Back in the earlier part of this decade, the airline industry was struggling, with many of the big airlines filing bankruptcy and some going under. With cut backs in worker pay, the airlines were able to keep afloat, and now many of them are flourishing. So, you'd think that the workers who sacrificed then would now get back some of that money now. Not so:

A recent industry recovery has helped trigger lucrative stock options and multimillion-dollar paydays for some airline executives. "For us, the conflict is in the rates of recovery (of executive compensation)," said Gregg Overman, spokesman for the Allied Pilots Association (APA). The group represents American Airlines pilots, who gave up $660 million a year in 2003 through cuts in pay and benefits and changes to work rules. "Our pilots have not come close to recouping what they gave back in 2003," he said.

The APA takes exception to Chief Executive Gerard Arpey's 2006 stock award, which may be worth more than $7.5 million, based on AMR's current share price of more than $32, should the maximum be awarded when the shares vest later this month.

Over at United,

United's labor unions last week objected strongly to news that UAL Chief Executive Glenn Tilton earned almost $40 million in 2006, mostly from stock and options.

And at American:

When the airline industry went into a deep slump after the 2001 terrorist attacks, American Airlines' pilots, flight attendants and mechanics agreed to billions of dollars in cuts in wages and benefits to keep the carrier afloat.

Now AMR Corp., American's parent, is back in the black, so much so that 874 top executives will receive more than $150 million in stock bonuses next week.

As for the 57,000 rank-and-file employees, they're seeing red. "We made huge sacrifices," said Dana Davis, an 18-year American employee and spokeswoman for the Assn. of Professional Flight Attendants.

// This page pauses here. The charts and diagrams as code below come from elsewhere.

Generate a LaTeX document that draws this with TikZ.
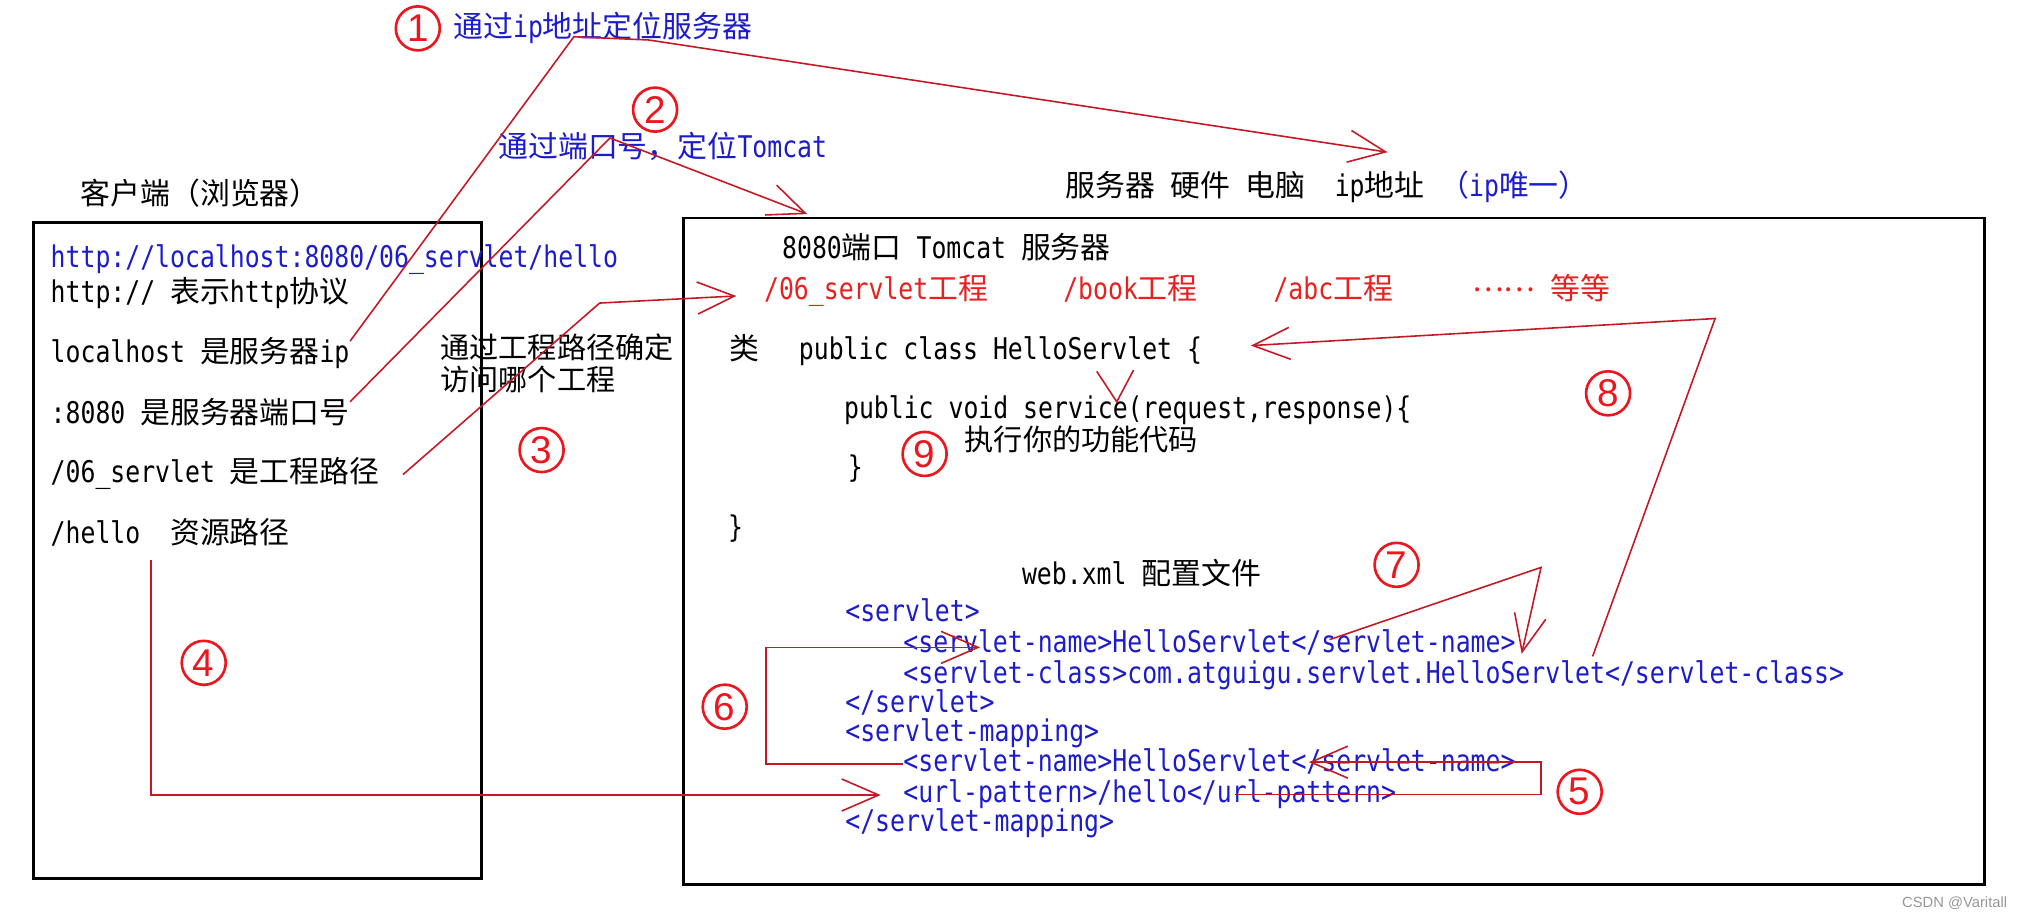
\documentclass[tikz,border=0pt]{standalone}
\usepackage{fontspec}
\setmainfont{DejaVu Sans Mono}[FakeStretch=0.83]
\newfontfamily\zhfont{Noto Sans CJK SC}
\newfontfamily\numfont{Liberation Sans}
\newcommand\zh[1]{{\zhfont #1}}
\usepackage{tikz}
\usetikzlibrary{arrows.meta, positioning}

\definecolor{codeblue}{RGB}{28,28,205}
\definecolor{projred}{RGB}{232,32,32}
\definecolor{numred}{RGB}{236,22,30}
\definecolor{linered}{RGB}{196,24,36}
\definecolor{markgray}{RGB}{150,150,150}

\begin{document}
\begin{tikzpicture}[x=0.0129cm,y=-0.0129cm,
        every node/.style={inner sep=0pt},
        txt/.style={anchor=west,text height=5.9pt,text depth=1.4pt,font=\fontsize{8.5}{10}\selectfont},
        code/.style={txt,text=codeblue},
        proj/.style={txt,text=projred},
        hint/.style={txt,text=codeblue},
        num/.style={circle,draw=numred,line width=0.75pt,text=numred,minimum size=0.44cm,font=\numfont\fontsize{11}{11}\selectfont},
        flow/.style={draw=linered,line width=0.45pt,-{Straight Barb[length=3.7mm,width=3.2mm]}},
        frame/.style={draw=black,line width=0.8pt}]

        \useasboundingbox (0,0) rectangle (1568,713);

        \draw[frame] (26,172.6) rectangle (373.6,681);
        \draw[frame] (530,169) rectangle (1539,685.6);

        % top notes
        \node[hint] (ipnote) at (351,23) {\zh{通过}ip\zh{地址定位服务器}};
        \node[hint] (portnote) at (386,116) {\zh{通过端口号，定位}Tomcat};
        \node[txt] (client) at (62,152.5) {\zh{客户端（浏览器）}};
        \node[txt] (server) at (826,146) {\zh{服务器} \zh{硬件} \zh{电脑}\ \ ip\zh{地址} \textcolor{codeblue}{\zh{（}ip\zh{唯一）}}};

        % client side
        \node[code] (url) at (38.8,201) {http://localhost:8080/06\_servlet/hello};
        \node[txt] (proto) at (38.8,228.7) {http:// \zh{表示}http\zh{协议}};
        \node[txt] (host) at (38.8,275) {localhost \zh{是服务器}ip};
        \node[txt] (port) at (38.8,322) {:8080 \zh{是服务器端口号}};
        \node[txt] (path) at (38.8,368) {/06\_servlet \zh{是工程路径}};
        \node[txt] (res) at (38.8,415) {/hello\ \ \zh{资源路径}};
        \node[txt,align=left,font=\fontsize{8.3}{9.2}\selectfont,text height=,text depth=] (pathnote) at (341,281.5) {\zh{通过工程路径确定}\\\zh{访问哪个工程}};

        % server side
        \node[txt] (tomcat) at (606,194) {8080\zh{端口} Tomcat \zh{服务器}};
        \node[proj] (p06) at (592,226) {/06\_servlet\zh{工程}};
        \node[proj] (pbook) at (824,226) {/book\zh{工程}};
        \node[proj] (pabc) at (987,226) {/abc\zh{工程}};
        \node[proj] (petc) at (1141,226) {\raisebox{0.25em}{\zh{……}} \zh{等等}};
        \node[txt] (lei) at (565,273) {\zh{类}};
        \node[txt] (cls) at (619,273) {public class HelloServlet \{};
        \node[txt] (svc) at (654,318.5) {public void service(request,response)\{};
        \node[txt,font=\fontsize{8.3}{10}\selectfont] (body) at (747.5,343.5) {\zh{执行你的功能代码}};
        \node[txt] (rb1) at (657,364) {\}};
        \node[txt] (rb2) at (564,411) {\}};
        \node[txt] (webxml) at (792,447) {web.xml \zh{配置文件}};

        \node[code] (x0) at (655,476) {<servlet>};
        \node[code] (x1) at (700,500) {<servlet-name>HelloServlet</servlet-name>};
        \node[code] (x2) at (700,523.5) {<servlet-class>com.atguigu.servlet.HelloServlet</servlet-class>};
        \node[code] (x3) at (655,546) {</servlet>};
        \node[code] (x4) at (655,569) {<servlet-mapping>};
        \node[code] (x5) at (700,592.5) {<servlet-name>HelloServlet</servlet-name>};
        \node[code] (x6) at (700,616.5) {<url-pattern>/hello</url-pattern>};
        \node[code] (x7) at (655,639) {</servlet-mapping>};

        % step numbers
        \node[num] (n1) at (324,22) {1};
        \node[num] (n2) at (508,85) {2};
        \node[num] (n3) at (420,349) {3};
        \node[num] (n4) at (158,514) {4};
        \node[num] (n5) at (1225,614) {5};
        \node[num] (n6) at (562,548) {6};
        \node[num] (n7) at (1083,438) {7};
        \node[num] (n8) at (1247,305) {8};
        \node[num] (n9) at (717,352) {9};

        \node[anchor=east,text=markgray,font=\numfont\fontsize{4.2}{5}\selectfont] (mark) at (1557,700) {CSDN @Varitall};

        \coordinate (a1top) at (445,28.5);
        \coordinate (a1knee) at (503,31);
        \coordinate (a1tip) at (1076,118);
        \coordinate (a2top) at (473,107);
        \coordinate (a2tip) at (626,166);
        \coordinate (a3top) at (465,235);
        \coordinate (a3tip) at (571,229.5);
        \coordinate (a4s) at (117,434);
        \coordinate (a5s) at (958,616);
        \coordinate (a5c) at (1195,591);
        \coordinate (a5tip) at (1015,591);
        \coordinate (a6c) at (594,502);
        \coordinate (a6tip) at (760,502);
        \coordinate (a7s) at (1031,496);
        \coordinate (a7top) at (1195,440);
        \coordinate (a7tip) at (1180,507);
        \coordinate (a8s) at (1235,509);
        \coordinate (a8top) at (1330,247);
        \coordinate (a8tip) at (970,268);

        \draw[flow] (host.north east) -- (a1top) -- (a1knee) -- (a1tip);
        \draw[flow] (port.north east) -- (a2top) -- (a2tip);
        \draw[flow] ([xshift=0.23cm]path.east) -- (a3top) -- (a3tip);
        \draw[flow] (a4s) |- ([xshift=-0.22cm]x6.west);
        \draw[flow] (a5s) -| (a5c) -- (a5tip);
        \draw[flow] (x5.west) -| (a6c) -- (a6tip);
        \draw[flow] (a7s) -- (a7top) -- (a7tip);
        \draw[flow] (a8s) -- (a8top) -- (a8tip);
        \draw[draw=linered,line width=0.45pt] (850.5,288) -- (866,311.6) -- (879,287);
\end{tikzpicture}
\end{document}
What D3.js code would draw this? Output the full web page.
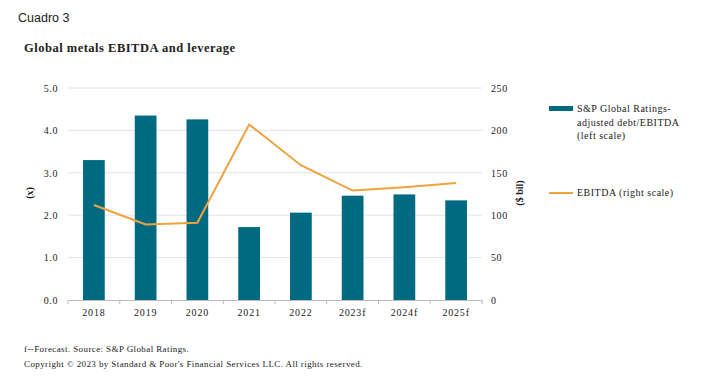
<!DOCTYPE html>
<html>
<head>
<meta charset="utf-8">
<script src="https://cdn.jsdelivr.net/npm/d3@7"></script>
<style>
  body { margin: 0; background: #fff; }
  svg text { font-family: "Liberation Serif", "Times New Roman", serif; fill: #222; }
</style>
</head>
<body>
<div id="chart-area"></div>
<script>
// chart data
const years = ["2018", "2019", "2020", "2021", "2022", "2023f", "2024f", "2025f"]
const leverage = [3.3, 4.35, 4.26, 1.72, 2.06, 2.46, 2.49, 2.35]
const ebitda = [112, 89, 91, 207, 159, 129, 133, 138]
const leftTicks = [0, 1, 2, 3, 4, 5]
const rightTicks = [0, 50, 100, 150, 200, 250]

const W = 715, H = 386
const MARGIN = { LEFT: 68, RIGHT: 233, TOP: 88, BOTTOM: 86 }
const WIDTH = W - MARGIN.LEFT - MARGIN.RIGHT
const HEIGHT = H - MARGIN.TOP - MARGIN.BOTTOM

const BAR_COLOR = "#006a83"
const LINE_COLOR = "#f0a23e"

const svg = d3.select("#chart-area").append("svg")
  .attr("width", W)
  .attr("height", H)

// header
svg.append("text")
  .attr("x", 18).attr("y", 22)
  .style("font-family", "'Liberation Sans', Arial, sans-serif")
  .style("font-size", "12.5px")
  .text("Cuadro 3")

svg.append("text")
  .attr("x", 24).attr("y", 52)
  .style("font-size", "12.5px")
  .style("font-weight", "bold")
  .style("letter-spacing", "0.5px")
  .text("Global metals EBITDA and leverage")

const g = svg.append("g")
  .attr("transform", `translate(${MARGIN.LEFT}, ${MARGIN.TOP})`)

// scales
const x = d3.scaleBand().domain(years).range([0, WIDTH]).paddingInner(0.58).paddingOuter(0.29)
const xb = d3.scaleBand().domain(years).range([0, WIDTH])
const yL = d3.scaleLinear().domain([0, 5]).range([HEIGHT, 0])
const yR = d3.scaleLinear().domain([0, 250]).range([HEIGHT, 0])

// gridlines
g.append("g").selectAll("line")
  .data(leftTicks.slice(1))
  .join("line")
  .attr("x1", 0).attr("x2", WIDTH)
  .attr("y1", d => yL(d)).attr("y2", d => yL(d))
  .attr("stroke", "#e4e4e4")
  .attr("stroke-width", 1)

// left axis
const yAxisL = g.append("g")
  .call(d3.axisLeft(yL).tickValues(leftTicks).tickFormat(d3.format(".1f")).tickSize(0).tickPadding(10))
yAxisL.select(".domain").remove()
yAxisL.selectAll("text").style("font-size", "10px").style("letter-spacing", "0.6px").attr("fill", "#333")

// right axis
const yAxisR = g.append("g")
  .attr("transform", `translate(${WIDTH}, 0)`)
  .call(d3.axisRight(yR).tickValues(rightTicks).tickSize(0).tickPadding(9))
yAxisR.select(".domain").remove()
yAxisR.selectAll("text").style("font-size", "10px").style("letter-spacing", "0.6px").attr("fill", "#333")

// bars
g.append("g").selectAll("rect")
  .data(years)
  .join("rect")
  .attr("x", d => x(d))
  .attr("width", x.bandwidth())
  .attr("y", (d, i) => yL(leverage[i]))
  .attr("height", (d, i) => HEIGHT - yL(leverage[i]))
  .attr("fill", BAR_COLOR)

// bottom axis
const xAxis = g.append("g")
  .attr("transform", `translate(0, ${HEIGHT})`)
  .call(d3.axisBottom(xb).tickSize(0).tickPadding(9))
xAxis.select(".domain").attr("stroke", "#bbb")
xAxis.selectAll("text").style("font-size", "10px").style("letter-spacing", "0.8px").attr("fill", "#333")
xAxis.append("g").selectAll("line")
  .data(d3.range(years.length + 1))
  .join("line")
  .attr("x1", i => i * xb.step()).attr("x2", i => i * xb.step())
  .attr("y1", 0).attr("y2", 4)
  .attr("stroke", "#bbb")

// line
const line = d3.line()
  .x((d, i) => xb(years[i]) + xb.bandwidth() / 2)
  .y(d => yR(d))
g.append("path")
  .attr("fill", "none")
  .attr("stroke", LINE_COLOR)
  .attr("stroke-width", 2)
  .attr("d", line(ebitda))

// axis titles
svg.append("text")
  .attr("transform", "translate(33, 193) rotate(-90)")
  .attr("text-anchor", "middle")
  .style("font-size", "10px")
  .style("font-weight", "bold")
  .text("(x)")

svg.append("text")
  .attr("transform", "translate(523, 193) rotate(-90)")
  .attr("text-anchor", "middle")
  .style("font-size", "10px")
  .style("font-weight", "bold")
  .text("($ bil)")

// legend
const leg = svg.append("g")
leg.append("rect")
  .attr("x", 549).attr("y", 106).attr("width", 24).attr("height", 5)
  .attr("fill", BAR_COLOR)
const legText = leg.append("text")
  .attr("x", 577).attr("y", 112)
  .style("font-size", "10px").style("letter-spacing", "0.5px")
;["S&P Global Ratings-", "adjusted debt/EBITDA", "(left scale)"].forEach((t, i) => {
  legText.append("tspan").attr("x", 577).attr("dy", i === 0 ? 0 : 13.5).text(t)
})
leg.append("line")
  .attr("x1", 549).attr("x2", 573).attr("y1", 193).attr("y2", 193)
  .attr("stroke", LINE_COLOR).attr("stroke-width", 2)
leg.append("text")
  .attr("x", 577).attr("y", 196)
  .style("font-size", "10px").style("letter-spacing", "0.5px")
  .text("EBITDA (right scale)")

// footer
svg.append("text")
  .attr("x", 24).attr("y", 352)
  .style("font-size", "9px").style("letter-spacing", "0.4px")
  .text("f--Forecast. Source: S&P Global Ratings.")
svg.append("text")
  .attr("x", 24).attr("y", 367)
  .style("font-size", "9px").style("letter-spacing", "0.4px")
  .text("Copyright \u00a9 2023 by Standard & Poor's Financial Services LLC. All rights reserved.")
</script>
</body>
</html>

The airline's 18,000 attendants took an across-the-board 16% pay cut and gave up vacation days. "We're not getting anything back for it," Davis said.

Of course this is just indicative of the greed of white-collar executives:

According to United for a Fair Economy (UFE), a group that studies social justice issues, the ratio of CEO pay to average worker pay across all U.S. industries in 2005 was 411 to 1. That gap, wider than those of other countries, has been growing for decades.